Question

Given that $$y$$ is a prime number, express $$\dfrac {3}{2-\sqrt {y}}$$ in the form $$\dfrac {a+b\sqrt {y}}{c-y}$$ where $$a$$, $$b$$ and $$c$$ are integers.

Answer

**step1** Understanding the problem

The problem asks us to rewrite the given fraction $$\dfrac{3}{2-\sqrt{y}}$$ into a specific form: $$\dfrac{a+b\sqrt{y}}{c-y}$$. We need to identify the integer values of $$a$$, $$b$$, and $$c$$ once the fraction is in the desired form. We are also informed that $$y$$ is a prime number.

**step2** Identifying the strategy for transformation

To transform the fraction from $$\dfrac{3}{2-\sqrt{y}}$$ to a form without a square root in the denominator and matching the desired structure, we need to perform an operation called rationalizing the denominator. This involves multiplying the numerator and the denominator by the conjugate of the denominator.

**step3** Determining the conjugate of the denominator

The denominator of the given fraction is $$2-\sqrt{y}$$. The conjugate of an expression of the form $$A-B$$ is $$A+B$$. Therefore, the conjugate of $$2-\sqrt{y}$$ is $$2+\sqrt{y}$$.

**step4** Multiplying the fraction by the conjugate expression

To rationalize the denominator without changing the value of the fraction, we multiply the fraction by a form of 1, specifically $$\dfrac{2+\sqrt{y}}{2+\sqrt{y}}$$.
The expression becomes:
$$\dfrac{3}{2-\sqrt{y}} \times \dfrac{2+\sqrt{y}}{2+\sqrt{y}}$$

**step5** Simplifying the numerator

Now, we multiply the numerators:
$$3 \times (2+\sqrt{y})$$
We distribute the 3 to both terms inside the parenthesis:
$$3 \times 2 + 3 \times \sqrt{y}$$
$$= 6 + 3\sqrt{y}$$

**step6** Simplifying the denominator

Next, we multiply the denominators.
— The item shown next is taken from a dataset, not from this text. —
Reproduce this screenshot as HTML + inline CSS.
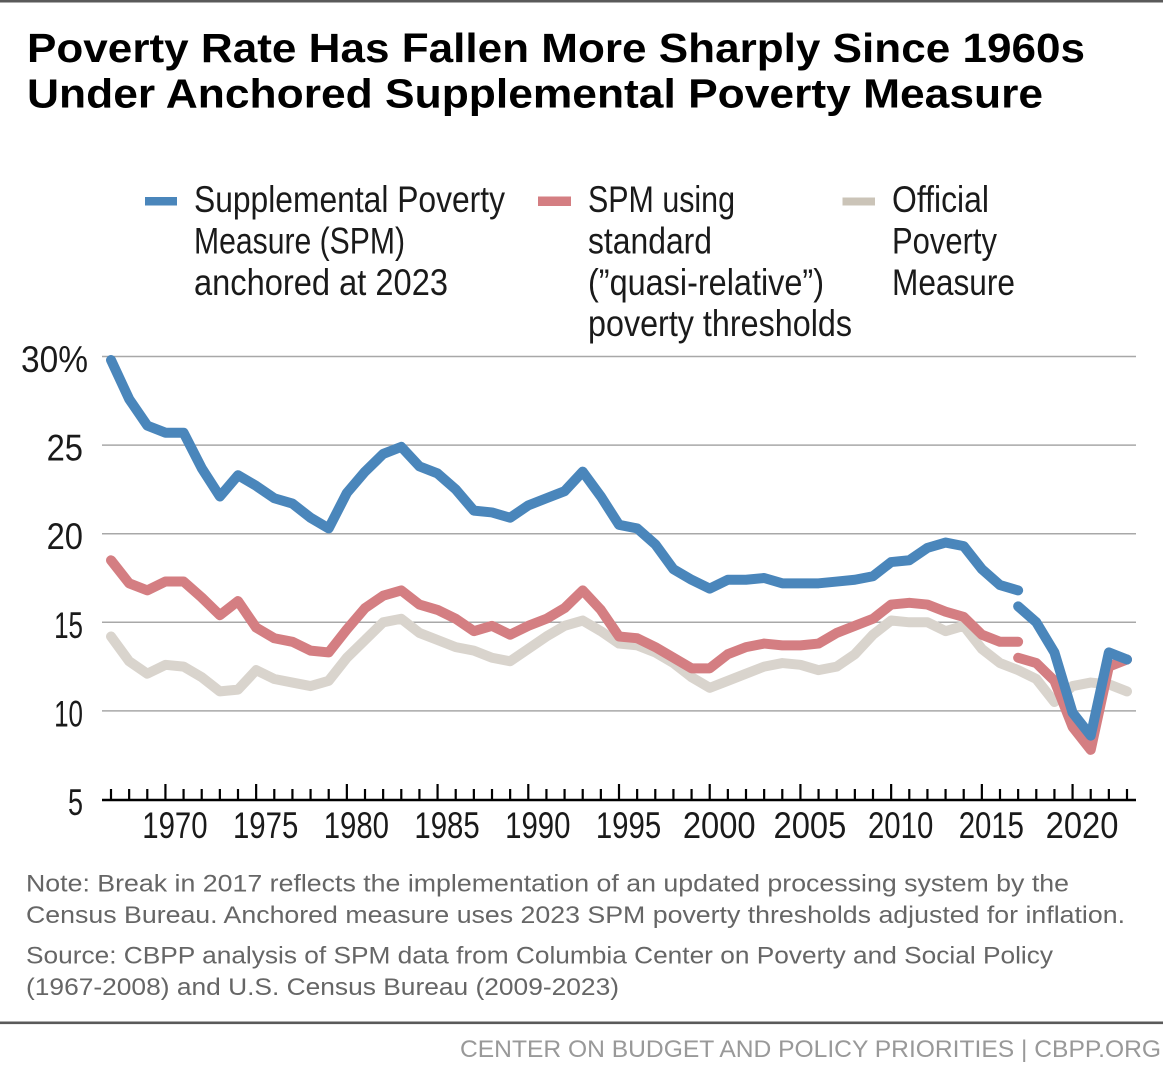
<!DOCTYPE html>
<html lang="en">
<head>
<meta charset="utf-8">
<title>Poverty Rate Has Fallen More Sharply Since 1960s</title>
<style>
  html, body { margin: 0; padding: 0; background: #fff; }
  body { width: 1163px; height: 1068px; overflow: hidden; }
  svg { display: block; }
  text { font-family: "Liberation Sans", sans-serif; }
  .title { font-size: 41px; font-weight: 700; fill: #000; }
  .legend { font-size: 37px; fill: #1a1a1a; }
  .axis { font-size: 37px; fill: #1a1a1a; }
  .note { font-size: 23.8px; fill: #666; }
  .footer { font-size: 24px; fill: #999; }
</style>
</head>
<body>
<svg id="chart" xmlns="http://www.w3.org/2000/svg" width="1163" height="1068" viewBox="0 0 1163 1068">
  <rect x="0" y="0" width="1163" height="2.5" fill="#5a5a5a"/>
  <g>
    <text class="title" x="27" y="62" textLength="1058" lengthAdjust="spacingAndGlyphs">Poverty Rate Has Fallen More Sharply Since 1960s</text>
    <text class="title" x="27" y="107.5" textLength="1016" lengthAdjust="spacingAndGlyphs">Under Anchored Supplemental Poverty Measure</text>
  </g>

  <g>
    <rect x="145" y="197" width="32" height="8.5" fill="#4a86bb"/>
    <text class="legend" x="194" y="212" textLength="311" lengthAdjust="spacingAndGlyphs">Supplemental Poverty</text>
    <text class="legend" x="194" y="253.5" textLength="211" lengthAdjust="spacingAndGlyphs">Measure (SPM)</text>
    <text class="legend" x="194" y="295" textLength="254" lengthAdjust="spacingAndGlyphs">anchored at 2023</text>
  </g>
  <g>
    <rect x="538" y="196.5" width="33" height="9.5" fill="#d47e82"/>
    <text class="legend" x="588" y="212" textLength="147" lengthAdjust="spacingAndGlyphs">SPM using</text>
    <text class="legend" x="588" y="253.5" textLength="124" lengthAdjust="spacingAndGlyphs">standard</text>
    <text class="legend" x="588" y="295" textLength="236" lengthAdjust="spacingAndGlyphs">(”quasi-relative”)</text>
    <text class="legend" x="588" y="336" textLength="264" lengthAdjust="spacingAndGlyphs">poverty thresholds</text>
  </g>
  <g>
    <rect x="842.5" y="197.5" width="32.5" height="8" fill="#cbc4b8"/>
    <text class="legend" x="892" y="212" textLength="97" lengthAdjust="spacingAndGlyphs">Official</text>
    <text class="legend" x="892" y="253.5" textLength="105" lengthAdjust="spacingAndGlyphs">Poverty</text>
    <text class="legend" x="892" y="295" textLength="123" lengthAdjust="spacingAndGlyphs">Measure</text>
  </g>

  <g id="plot"></g>

  <g>
    <text class="note" x="26" y="891.7" textLength="1043" lengthAdjust="spacingAndGlyphs">Note: Break in 2017 reflects the implementation of an updated processing system by the</text>
    <text class="note" x="26" y="923" textLength="1099" lengthAdjust="spacingAndGlyphs">Census Bureau. Anchored measure uses 2023 SPM poverty thresholds adjusted for inflation.</text>
  </g>
  <g>
    <text class="note" x="26" y="963.5" textLength="1027" lengthAdjust="spacingAndGlyphs">Source: CBPP analysis of SPM data from Columbia Center on Poverty and Social Policy</text>
    <text class="note" x="26" y="995" textLength="593" lengthAdjust="spacingAndGlyphs">(1967-2008) and U.S. Census Bureau (2009-2023)</text>
  </g>
  <rect x="0" y="1021.5" width="1163" height="2.6" fill="#5a5a5a"/>
  <text class="footer" x="460" y="1057" textLength="701" lengthAdjust="spacingAndGlyphs">CENTER ON BUDGET AND POLICY PRIORITIES | CBPP.ORG</text>
</svg>
<script>
const firstYear = 1967;
const lastYear = 2023;
const breakYear = 2017;
const yTickValues = [30, 25, 20, 15, 10, 5];
const yTickLabels = ["30%", "25", "20", "15", "10", "5"];
const xLabelYears = [1970, 1975, 1980, 1985, 1990, 1995, 2000, 2005, 2010, 2015, 2020];
const anchoredBeforeBreak = [29.8, 27.6, 26.1, 25.7, 25.7, 23.7, 22.1, 23.3, 22.7, 22.0, 21.7, 20.9, 20.3, 22.3, 23.5, 24.5, 24.9, 23.8, 23.4, 22.5, 21.3, 21.2, 20.9, 21.6, 22.0, 22.4, 23.5, 22.1, 20.5, 20.3, 19.4, 18.0, 17.4, 16.9, 17.4, 17.4, 17.5, 17.2, 17.2, 17.2, 17.3, 17.4, 17.6, 18.4, 18.5, 19.2, 19.5, 19.3, 18.0, 17.1, 16.8];
const anchoredAfterBreak = [15.9, 15.0, 13.3, 9.9, 8.6, 13.3, 12.9];
const standardBeforeBreak = [18.5, 17.2, 16.8, 17.3, 17.3, 16.4, 15.4, 16.2, 14.7, 14.1, 13.9, 13.4, 13.3, 14.6, 15.8, 16.5, 16.8, 16.0, 15.7, 15.2, 14.5, 14.8, 14.3, 14.8, 15.2, 15.8, 16.8, 15.7, 14.2, 14.1, 13.6, 13.0, 12.4, 12.4, 13.2, 13.6, 13.8, 13.7, 13.7, 13.8, 14.4, 14.8, 15.2, 16.0, 16.1, 16.0, 15.6, 15.3, 14.3, 13.9, 13.9];
const standardAfterBreak = [13.0, 12.7, 11.7, 9.1, 7.8, 12.5, 12.9];
const officialValues = [14.2, 12.8, 12.1, 12.6, 12.5, 11.9, 11.1, 11.2, 12.3, 11.8, 11.6, 11.4, 11.7, 13.0, 14.0, 15.0, 15.2, 14.4, 14.0, 13.6, 13.4, 13.0, 12.8, 13.5, 14.2, 14.8, 15.1, 14.5, 13.8, 13.7, 13.3, 12.7, 11.9, 11.3, 11.7, 12.1, 12.5, 12.7, 12.6, 12.3, 12.5, 13.2, 14.3, 15.1, 15.0, 15.0, 14.5, 14.8, 13.5, 12.7, 12.3, 11.8, 10.5, 11.4, 11.6, 11.5, 11.1];

const SVG_NS = "http://www.w3.org/2000/svg";
const plot = document.getElementById("plot");

function xScale(year) {
  return 111 + (year - firstYear) * (1127 - 111) / (lastYear - firstYear);
}
function yScale(value) {
  return 799.5 - (value - 5) * (799.5 - 356.5) / 25;
}
function make(tag, attrs, parent) {
  const el = document.createElementNS(SVG_NS, tag);
  for (const key in attrs) el.setAttribute(key, attrs[key]);
  (parent || plot).appendChild(el);
  return el;
}
function linePoints(values, startYear) {
  return values.map(function (v, i) {
    return xScale(startYear + i).toFixed(2) + "," + yScale(v).toFixed(2);
  }).join(" ");
}
// The reference face has a narrow "1"; fit digit strings to the same widths.
function digitWidth(text) {
  const ones = text.split("1").length - 1;
  return text.length * 18.2 - ones * 7.5;
}

const axisLeft = xScale(firstYear) - 9;
const axisRight = xScale(lastYear) + 9;

yTickValues.forEach(function (value, i) {
  if (value !== 5) {
    const grid = make("line", { x1: axisLeft, x2: axisRight, y1: yScale(value), y2: yScale(value), stroke: "#a8a8a8", "stroke-width": 1.5 });
    
    
  }
  const text = yTickLabels[i];
  const isPercent = text.indexOf("%") >= 0;
  const width = isPercent ? 67 : (text.length === 1 ? 15 : digitWidth(text));
  const label = make("text", { class: "axis", x: isPercent ? 21 : 83 - width, y: yScale(value) + 15.5, textLength: width, lengthAdjust: "spacingAndGlyphs" });
  label.textContent = text;
  
  
});

function drawSeries(values, startYear, color, name) {
  const line = make("polyline", { points: linePoints(values, startYear), fill: "none", stroke: color, "stroke-width": 10, "stroke-linecap": "round", "stroke-linejoin": "round" });
  
  
}
drawSeries(officialValues, firstYear, "#d9d4cd", "line-official-poverty-measure");
drawSeries(standardBeforeBreak, firstYear, "#d47e82", "line-standard-spm-before-break");
drawSeries(standardAfterBreak, breakYear, "#d47e82", "line-standard-spm-after-break");
drawSeries(anchoredBeforeBreak, firstYear, "#4a86bb", "line-anchored-spm-before-break");
drawSeries(anchoredAfterBreak, breakYear, "#4a86bb", "line-anchored-spm-after-break");

const axisLine = make("line", { x1: axisLeft, x2: axisRight, y1: 800, y2: 800, stroke: "#000", "stroke-width": 2.4 });



for (let year = firstYear; year <= lastYear; year++) {
  const top = year % 5 === 0 ? 784 : 789;
  const tick = make("line", { x1: xScale(year), x2: xScale(year), y1: top, y2: 800, stroke: "#000", "stroke-width": 2.2 });
  
  
}

xLabelYears.forEach(function (year) {
  const text = String(year);
  const width = digitWidth(text);
  const label = make("text", { class: "axis", x: xScale(year) + 9.5 - width / 2, y: 838, textLength: width, lengthAdjust: "spacingAndGlyphs" });
  label.textContent = text;
  
  
});
</script>
</body>
</html>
This is a product of conjugates, which follows the algebraic identity $$(A-B)(A+B) = A^2 - B^2$$.
In our case, $$A=2$$ and $$B=\sqrt{y}$$.
So, $$(2-\sqrt{y})(2+\sqrt{y})$$
$$= (2)^2 - (\sqrt{y})^2$$
$$= 4 - y$$

**step7** Constructing the transformed fraction

Now we combine the simplified numerator and denominator to form the new fraction:
$$\dfrac{6+3\sqrt{y}}{4-y}$$

**step8** Matching the form and identifying the integers a, b, and c

The problem requires the fraction to be in the form $$\dfrac{a+b\sqrt{y}}{c-y}$$.
By comparing our transformed fraction $$\dfrac{6+3\sqrt{y}}{4-y}$$ with the target form, we can identify the values of $$a$$, $$b$$, and $$c$$:
$$a = 6$$
$$b = 3$$
$$c = 4$$
All identified values ($$6$$, $$3$$, and $$4$$) are integers, as specified by the problem.